## TASK
From the first line of the data down to and including the line with "0.07, 0.40, 0.80, 1.30, 1.95, 2.75]", copy everything exactly, leaving out pictures.
# START OF RECORD EXCERPTS
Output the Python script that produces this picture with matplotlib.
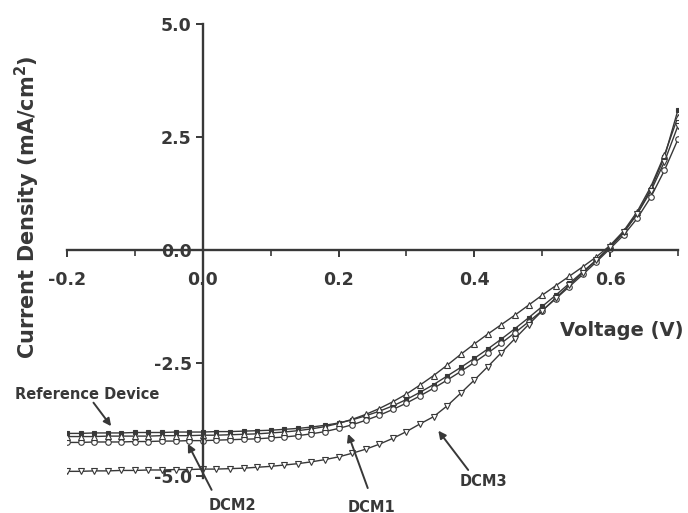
import matplotlib
matplotlib.use("Agg")
import matplotlib.pyplot as plt

# ---- data ----
voltage = [-0.20, -0.18, -0.16, -0.14, -0.12, -0.10, -0.08, -0.06, -0.04, -0.02,
           0.00, 0.02, 0.04, 0.06, 0.08, 0.10, 0.12, 0.14, 0.16, 0.18,
           0.20, 0.22, 0.24, 0.26, 0.28, 0.30, 0.32, 0.34, 0.36, 0.38,
           0.40, 0.42, 0.44, 0.46, 0.48, 0.50, 0.52, 0.54, 0.56, 0.58,
           0.60, 0.62, 0.64, 0.66, 0.68, 0.70]

ref_device = [-4.06, -4.06, -4.05, -4.05, -4.05, -4.04, -4.04, -4.04, -4.03, -4.03,
              -4.03, -4.02, -4.02, -4.01, -4.00, -3.99, -3.97, -3.95, -3.92, -3.88,
              -3.83, -3.76, -3.67, -3.57, -3.45, -3.31, -3.15, -2.98, -2.79, -2.60,
              -2.40, -2.19, -1.97, -1.74, -1.50, -1.25, -1.00, -0.74, -0.48, -0.22,
              0.06, 0.38, 0.80, 1.35, 2.05, 3.10]

dcm1 = [-4.13, -4.13, -4.13, -4.12, -4.12, -4.12, -4.12, -4.11, -4.11, -4.11,
        -4.10, -4.10, -4.09, -4.08, -4.07, -4.05, -4.03, -4.00, -3.96, -3.91,
        -3.84, -3.75, -3.64, -3.51, -3.36, -3.19, -2.99, -2.78, -2.55, -2.31,
        -2.08, -1.86, -1.65, -1.44, -1.22, -1.00, -0.79, -0.58, -0.37, -0.15,
        0.10, 0.42, 0.85, 1.40, 2.10, 2.95]

dcm2 = [-4.26, -4.26, -4.25, -4.25, -4.25, -4.24, -4.24, -4.23, -4.23, -4.22,
        -4.22, -4.21, -4.20, -4.19, -4.18, -4.16, -4.14, -4.11, -4.07, -4.02,
        -3.95, -3.87, -3.77, -3.66, -3.53, -3.39, -3.23, -3.06, -2.88, -2.69,
        -2.49, -2.28, -2.06, -1.83, -1.59, -1.34, -1.08, -0.81, -0.54, -0.26,
        0.03, 0.33, 0.70, 1.17, 1.76, 2.45]

dcm3 = [-4.90, -4.90, -4.89, -4.89, -4.88, -4.88, -4.87, -4.87, -4.86, -4.86,
        -4.85, -4.85, -4.84, -4.83, -4.81, -4.79, -4.76, -4.73, -4.69, -4.64,
        -4.58, -4.50, -4.41, -4.30, -4.17, -4.02, -3.85, -3.69, -3.45, -3.17,
        -2.88, -2.58, -2.27, -1.96, -1.65, -1.35, -1.06, -0.78, -0.50, -0.22,
        0.07, 0.40, 0.80, 1.30, 1.95, 2.75]

x_major = [-0.2, 0.0, 0.2, 0.4, 0.6]
x_minor = [-0.1, 0.1, 0.3, 0.5, 0.7]
x_labels = ["-0.2", "0.0", "0.2", "0.4", "0.6"]
y_ticks = [-5.0, -2.5, 0.0, 2.5, 5.0]
y_labels = ["-5.0", "-2.5", "0.0", "2.5", "5.0"]

# ---- style ----
plt.rcParams['font.family'] = ['DejaVu Sans']
plt.rcParams['mathtext.default'] = 'bf'
ink = "#383838"

fig = plt.figure(figsize=(6.88, 5.13), dpi=100)
ax = fig.add_axes([0.0974, 0.068, 0.888, 0.885])

lw = 1.0
ax.plot(voltage, ref_device, '-', color=ink, lw=lw, marker='s', ms=3.2,
        mfc=ink, mec=ink, mew=0.8)
ax.plot(voltage, dcm2, '-', color=ink, lw=lw, marker='o', ms=4.0,
        mfc='white', mec=ink, mew=0.8)
ax.plot(voltage, dcm1, '-', color=ink, lw=lw, marker='^', ms=5.0,
        mfc='white', mec=ink, mew=0.8)
ax.plot(voltage, dcm3, '-', color=ink, lw=lw, marker='v', ms=5.0,
        mfc='white', mec=ink, mew=0.8)

ax.set_xlim(-0.2, 0.7)
ax.set_ylim(-5.05, 5.0)

for s in ['top', 'right']:
    ax.spines[s].set_visible(False)
ax.spines['left'].set_position(('data', 0))
ax.spines['bottom'].set_position(('data', 0))
for s in ['left', 'bottom']:
    ax.spines[s].set_linewidth(1.7)
    ax.spines[s].set_color(ink)

ax.set_xticks(x_major)
ax.set_xticklabels(x_labels)
ax.set_xticks(x_minor, minor=True)
ax.set_yticks(y_ticks)
ax.set_yticklabels(y_labels)

ax.tick_params(axis='both', which='major', direction='out', length=5, width=1.4,
               color=ink, labelcolor=ink, labelsize=12.5)
ax.tick_params(axis='x', which='major', pad=10)
ax.tick_params(axis='y', which='major', pad=3)
ax.tick_params(axis='x', which='minor', direction='out', length=4, width=1.2, color=ink)
for lab in ax.get_xticklabels() + ax.get_yticklabels():
    lab.set_fontweight('bold')

# axis titles
fig.text(27 / 688, 1 - 207 / 513, "Current Density (mA/cm$^{2}$)",
         rotation=90, ha='center', va='center', fontsize=15, fontweight='bold',
         color=ink)
fig.text(622 / 688, 1 - 330 / 513, "Voltage (V)", ha='center', va='center',
         fontsize=14, fontweight='bold', color=ink)

# annotations
arrow_kw = dict(arrowstyle='-|>', color=ink, lw=1.4, mutation_scale=11,
                shrinkA=0, shrinkB=0)
notes = [
    ("Reference Device", (-0.170, -3.21), (-0.161, -3.38), (-0.135, -3.90)),
    ("DCM2", (0.043, -5.66), (0.013, -5.31), (-0.022, -4.29)),
    ("DCM1", (0.248, -5.69), (0.243, -5.27), (0.214, -4.07)),
    ("DCM3", (0.413, -5.13), (0.391, -4.87), (0.347, -4.00)),
]
for label, tpos, tail, head in notes:
    ax.text(tpos[0], tpos[1], label, ha='center', va='center', fontsize=10.5,
            fontweight='bold', color=ink, clip_on=False)
    ax.annotate('', xy=head, xytext=tail, arrowprops=arrow_kw,
                annotation_clip=False)

fig.savefig("out.png", dpi=100)
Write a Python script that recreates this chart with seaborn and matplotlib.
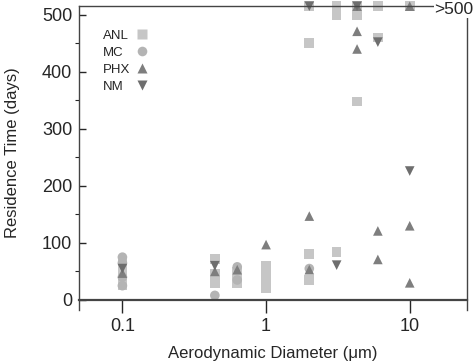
import pandas as pd
import matplotlib
matplotlib.use("Agg")
import matplotlib.pyplot as plt
import seaborn as sns

sns.set_style("ticks")
plt.rcParams['font.family'] = ['Liberation Sans', 'DejaVu Sans']

# Residence time vs aerodynamic diameter, by site (515 = ">500")
anl_d = [0.1, 0.1, 0.1, 0.1, 0.1, 0.44, 0.44, 0.44, 0.63, 0.63, 0.63,
         1, 1, 1, 1, 1, 2, 2, 2, 2, 3.1, 3.1, 3.1, 4.3, 4.3, 4.3, 6, 6, 10]
anl_t = [25, 35, 45, 55, 65, 72, 45, 30, 50, 40, 30,
         60, 50, 40, 30, 20, 515, 450, 80, 35, 515, 500, 84, 515, 500, 348, 515, 460, 515]

mc_d = [0.1, 0.1, 0.1, 0.1, 0.44, 0.63, 0.63, 2]
mc_t = [75, 65, 40, 25, 8, 58, 35, 55]

phx_d = [0.1, 0.44, 0.63, 1, 2, 2, 4.3, 4.3, 6, 6, 10, 10, 4.3, 10]
phx_t = [47, 50, 53, 97, 147, 53, 471, 440, 121, 71, 130, 30, 515, 515]

nm_d = [0.1, 0.44, 3.1, 10, 6, 2, 4.3]
nm_t = [55, 60, 61, 226, 452, 515, 515]

sites = ["ANL", "MC", "PHX", "NM"]

df = pd.concat([
    pd.DataFrame({"d": anl_d, "t": anl_t, "site": "ANL"}),
    pd.DataFrame({"d": mc_d, "t": mc_t, "site": "MC"}),
    pd.DataFrame({"d": phx_d, "t": phx_t, "site": "PHX"}),
    pd.DataFrame({"d": nm_d, "t": nm_t, "site": "NM"}),
], ignore_index=True)

palette = {"ANL": "#c6c6c6", "MC": "#b4b4b4", "PHX": "#7e7e7e", "NM": "#6e6e6e"}
markers = {"ANL": "s", "MC": "o", "PHX": "^", "NM": "v"}

fig = plt.figure(figsize=(4.74, 3.64), dpi=100)
ax = fig.add_axes([0.167, 0.176, 0.818, 0.807])

sns.scatterplot(data=df, x="d", y="t", hue="site", style="site",
                hue_order=sites, style_order=sites, palette=palette,
                markers=markers, s=48, edgecolor="none", clip_on=False, ax=ax)

ax.set_xscale("log")
ax.set_xlim(0.05, 25)
ax.set_ylim(0, 515)
ax.set_xticks([0.1, 1, 10])
ax.set_xticklabels(["0.1", "1", "10"])
ax.xaxis.set_minor_locator(matplotlib.ticker.NullLocator())
ax.set_yticks([0, 100, 200, 300, 400, 500])
ax.set_yticks([50, 150, 250, 350, 450], minor=True)
ax.tick_params(axis="x", direction="out", length=9, width=1, labelsize=13, pad=4)
ax.tick_params(axis="y", which="major", direction="in", length=5, width=1, labelsize=13, pad=5)
ax.tick_params(axis="y", which="minor", direction="out", length=3, width=0.8)

for sp in ax.spines.values():
    sp.set_color("#444444")
    sp.set_linewidth(1)
ax.spines["bottom"].set_linewidth(1.6)
ax.spines["left"].set_bounds(-17, 515)
ax.spines["right"].set_bounds(-17, 515)

ax.set_xlabel("Aerodynamic Diameter (\u03bcm)", fontsize=12, labelpad=8)
ax.set_ylabel("Residence Time (days)", fontsize=12, labelpad=16)

fig.text(0.999, 0.995, ">500", ha="right", va="top", fontsize=12.5, zorder=5,
         bbox=dict(facecolor="white", edgecolor="none", pad=0.5))

leg = ax.legend(loc="upper left", bbox_to_anchor=(0.03, 0.96), frameon=False,
                markerfirst=False, fontsize=9.5, handletextpad=0.1,
                handlelength=1.6, labelspacing=0.35, title=None)

# left-align the legend labels while keeping the markers in one column
fig.canvas.draw()
renderer = fig.canvas.get_renderer()
col = leg._legend_handle_box.get_children()[0]
rows = col.get_children()
widths = [row.get_children()[0]._text.get_window_extent(renderer).width for row in rows]
for row, w in zip(rows, widths):
    row.sep += (max(widths) - w) * 72 / fig.dpi
col.align = "baseline"

fig.savefig("out.png", dpi=100)
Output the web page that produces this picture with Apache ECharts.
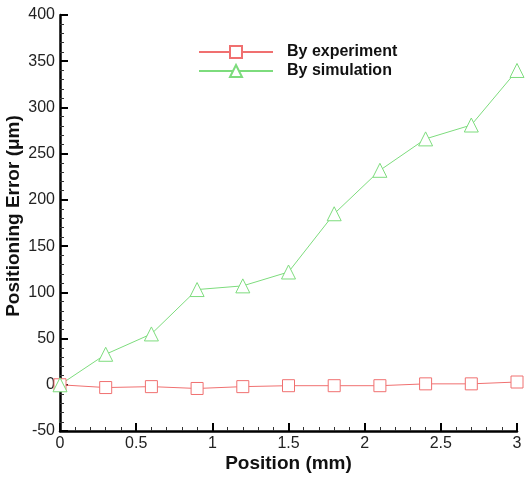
<!DOCTYPE html>
<html><head><meta charset="utf-8">
<script src="https://cdn.jsdelivr.net/npm/echarts@6/dist/echarts.min.js"></script>
<style>html,body{margin:0;padding:0;background:#fff}#c{width:525px;height:477px}</style>
</head><body><div id="c"></div>
<script>
const positions = [0, 0.3, 0.6, 0.9, 1.2, 1.5, 1.8, 2.1, 2.4, 2.7, 3.0];
const experiment = [0, -3, -2, -4, -2, -1, -1, -1, 1, 1, 3];
const simulation = [0, 33, 55, 103, 107, 122, 185, 232, 266, 281, 340];
const xTicks = [0, 0.5, 1, 1.5, 2, 2.5, 3];
const yTicks = [-50, 0, 50, 100, 150, 200, 250, 300, 350, 400];

const chart = echarts.init(document.getElementById('c'));
const pair = (ys) => positions.map((x, i) => [x, ys[i]]);
chart.setOption({
  animation: false,
  grid: {left: 60, right: 8, top: 15, bottom: 46, outerBoundsMode: 'none', containLabel: false},
  legend: {
    orient: 'vertical', left: 193, top: 39, itemGap: 3,
    itemWidth: 74, itemHeight: 15,
    textStyle: {fontFamily: 'Liberation Sans', fontWeight: 'bold', fontSize: 16, color: '#111', padding: [0, 0, 0, 9]},
    data: ['By experiment', 'By simulation']
  },
  xAxis: {
    type: 'value', min: 0, max: 3, interval: 0.5,
    name: 'Position (mm)', nameLocation: 'middle', nameGap: 23, nameMoveOverlap: false,
    nameTextStyle: {fontFamily: 'Liberation Sans', fontWeight: 'bold', fontSize: 19, color: '#111'},
    axisLine: {onZero: false, lineStyle: {color: '#000', width: 2.5}},
    axisTick: {show: true, inside: true, length: 8, lineStyle: {color: '#000', width: 2}},
    minorTick: {show: true, splitNumber: 5, length: 4, lineStyle: {color: '#333', width: 1}},
    splitLine: {show: false},
    axisLabel: {fontFamily: 'Liberation Sans', fontSize: 16, color: '#222', margin: 5,
      formatter: v => xTicks.includes(v) ? String(v) : ''}
  },
  yAxis: {
    type: 'value', min: -50, max: 400, interval: 50,
    name: 'Positioning Error (μm)', nameLocation: 'middle', nameGap: 37, nameMoveOverlap: false,
    nameTextStyle: {fontFamily: 'Liberation Sans', fontWeight: 'bold', fontSize: 19, color: '#111', padding: [0, 0, 0, 14]},
    axisLine: {show: true, onZero: false, lineStyle: {color: '#000', width: 2.5}},
    axisTick: {show: true, inside: true, length: 8, lineStyle: {color: '#000', width: 2}},
    minorTick: {show: true, splitNumber: 5, length: 4, lineStyle: {color: '#333', width: 1}},
    splitLine: {show: false},
    axisLabel: {fontFamily: 'Liberation Sans', fontSize: 16, color: '#222', margin: 5,
      formatter: v => yTicks.includes(v) ? String(v) : ''}
  },
  series: [
    {name: 'By experiment', type: 'line', data: pair(experiment),
      symbol: 'rect', symbolSize: 12, showAllSymbol: true,
      lineStyle: {color: '#f07070', width: 1},
      itemStyle: {color: '#fff', borderColor: '#f07070', borderWidth: 1},
      color: '#f07070'},
    {name: 'By simulation', type: 'line', data: pair(simulation),
      symbol: 'triangle', symbolSize: 14, showAllSymbol: true,
      lineStyle: {color: '#7ddc7d', width: 1},
      itemStyle: {color: '#fff', borderColor: '#7ddc7d', borderWidth: 1},
      color: '#7ddc7d'}
  ]
});
</script></body></html>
# END OF RECORD EXCERPTS
## SOLUTION BELOW
Output the Python script that produces this picture with matplotlib.
import matplotlib
matplotlib.use("Agg")
import matplotlib.pyplot as plt

# ---- data ----
voltage = [-0.20, -0.18, -0.16, -0.14, -0.12, -0.10, -0.08, -0.06, -0.04, -0.02,
           0.00, 0.02, 0.04, 0.06, 0.08, 0.10, 0.12, 0.14, 0.16, 0.18,
           0.20, 0.22, 0.24, 0.26, 0.28, 0.30, 0.32, 0.34, 0.36, 0.38,
           0.40, 0.42, 0.44, 0.46, 0.48, 0.50, 0.52, 0.54, 0.56, 0.58,
           0.60, 0.62, 0.64, 0.66, 0.68, 0.70]

ref_device = [-4.06, -4.06, -4.05, -4.05, -4.05, -4.04, -4.04, -4.04, -4.03, -4.03,
              -4.03, -4.02, -4.02, -4.01, -4.00, -3.99, -3.97, -3.95, -3.92, -3.88,
              -3.83, -3.76, -3.67, -3.57, -3.45, -3.31, -3.15, -2.98, -2.79, -2.60,
              -2.40, -2.19, -1.97, -1.74, -1.50, -1.25, -1.00, -0.74, -0.48, -0.22,
              0.06, 0.38, 0.80, 1.35, 2.05, 3.10]

dcm1 = [-4.13, -4.13, -4.13, -4.12, -4.12, -4.12, -4.12, -4.11, -4.11, -4.11,
        -4.10, -4.10, -4.09, -4.08, -4.07, -4.05, -4.03, -4.00, -3.96, -3.91,
        -3.84, -3.75, -3.64, -3.51, -3.36, -3.19, -2.99, -2.78, -2.55, -2.31,
        -2.08, -1.86, -1.65, -1.44, -1.22, -1.00, -0.79, -0.58, -0.37, -0.15,
        0.10, 0.42, 0.85, 1.40, 2.10, 2.95]

dcm2 = [-4.26, -4.26, -4.25, -4.25, -4.25, -4.24, -4.24, -4.23, -4.23, -4.22,
        -4.22, -4.21, -4.20, -4.19, -4.18, -4.16, -4.14, -4.11, -4.07, -4.02,
        -3.95, -3.87, -3.77, -3.66, -3.53, -3.39, -3.23, -3.06, -2.88, -2.69,
        -2.49, -2.28, -2.06, -1.83, -1.59, -1.34, -1.08, -0.81, -0.54, -0.26,
        0.03, 0.33, 0.70, 1.17, 1.76, 2.45]

dcm3 = [-4.90, -4.90, -4.89, -4.89, -4.88, -4.88, -4.87, -4.87, -4.86, -4.86,
        -4.85, -4.85, -4.84, -4.83, -4.81, -4.79, -4.76, -4.73, -4.69, -4.64,
        -4.58, -4.50, -4.41, -4.30, -4.17, -4.02, -3.85, -3.69, -3.45, -3.17,
        -2.88, -2.58, -2.27, -1.96, -1.65, -1.35, -1.06, -0.78, -0.50, -0.22,
        0.07, 0.40, 0.80, 1.30, 1.95, 2.75]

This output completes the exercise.